The Step-Up in Basis

A less visible tax rule amplifies the intergenerational compounding of wealth. Under 26 U.S.C. § 1014, when someone dies, the cost basis of their assets resets to fair market value at the date of death. If a parent bought stock for $100,000 that grew to $1,000,000, the $900,000 in unrealized gains disappears for tax purposes when the heir inherits it. If the heir sells the next day for $1,000,000, they owe zero capital gains tax.

This rule means that capital gains accumulated over an entire lifetime can pass to the next generation completely untaxed, as long as the owner never sold. The incentive is to hold appreciated assets until death rather than sell and reinvest, which is exactly what many wealthy families do. Combined with the high estate tax exemption, the step-up in basis allows large fortunes to transfer between generations with minimal tax friction, keeping the effective r close to its gross value across multiple lifetimes.

Criticisms and Counterarguments

Piketty’s framework has drawn substantial pushback from economists across the political spectrum. The criticisms are worth understanding because they identify real limitations in how far r > g can take you as a predictive model.

The most technical objection comes from MIT economist Matthew Rognlie, who argued that Piketty’s model requires an elasticity of substitution between capital and labor greater than 1. In plain terms, the model works only if firms can easily swap workers for machines. Most empirical estimates of this elasticity come in below 1, which would mean that as capital accumulates, its returns actually fall faster than growth slows, eventually closing the gap. If Rognlie is right, r > g is self-correcting rather than self-reinforcing.

A second line of criticism targets Piketty’s assumption that frontier economies are stuck at around 1.5% growth. Researchers at the Federal Reserve Bank of New York have pointed out that the long-run trend in GDP growth at the technological frontier actually appears to be accelerating, not flattening. If growth at the frontier reaches 3% or higher over the coming century, the r – g gap shrinks considerably from what Piketty projects.

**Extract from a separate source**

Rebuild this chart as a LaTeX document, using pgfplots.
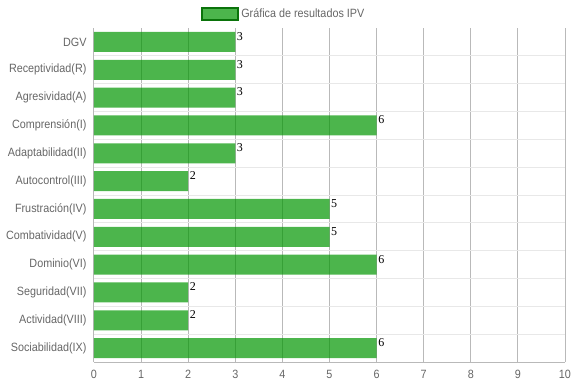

Others note that r > g doesn’t automatically produce concentration if wealthy families consume their returns rather than reinvesting them, or if fortunes are split among multiple heirs. The formula describes the potential for concentration, not its certainty. Behavioral and demographic factors can slow or reverse the process even without policy intervention. That said, the empirical record since the 1980s shows concentration increasing in almost every developed country, which suggests that in practice, enough wealth gets reinvested to keep the mechanism running.

Policy Responses

Piketty’s own prescription is a global progressive tax on net wealth, not just on the income that wealth generates. The logic is that taxing the stock of assets directly, rather than waiting for returns to be realized, prevents the compounding mechanism at its source. A 2% annual tax on fortunes above $10 million would reduce the effective r by 2 full percentage points regardless of whether the owner sold anything, collected dividends, or sat on unrealized gains.

The practical obstacles are obvious. A wealth tax requires international coordination to prevent capital flight, and no such coordination exists. Countries that have tried wealth taxes unilaterally, including France and Sweden, eventually repealed them after wealthy residents relocated assets or themselves. Piketty acknowledges this and frames the global tax as an aspirational benchmark rather than an immediately achievable policy.

More incremental approaches include raising capital gains rates to match ordinary income rates, eliminating the step-up in basis at death, lowering the estate tax exemption, and expanding the Net Investment Income Tax. Each of these narrows the after-tax r without requiring global cooperation. Whether any of them gets enacted depends on political dynamics that r > g itself may be influencing: as wealth concentrates, the political power to protect favorable tax treatment concentrates along with it.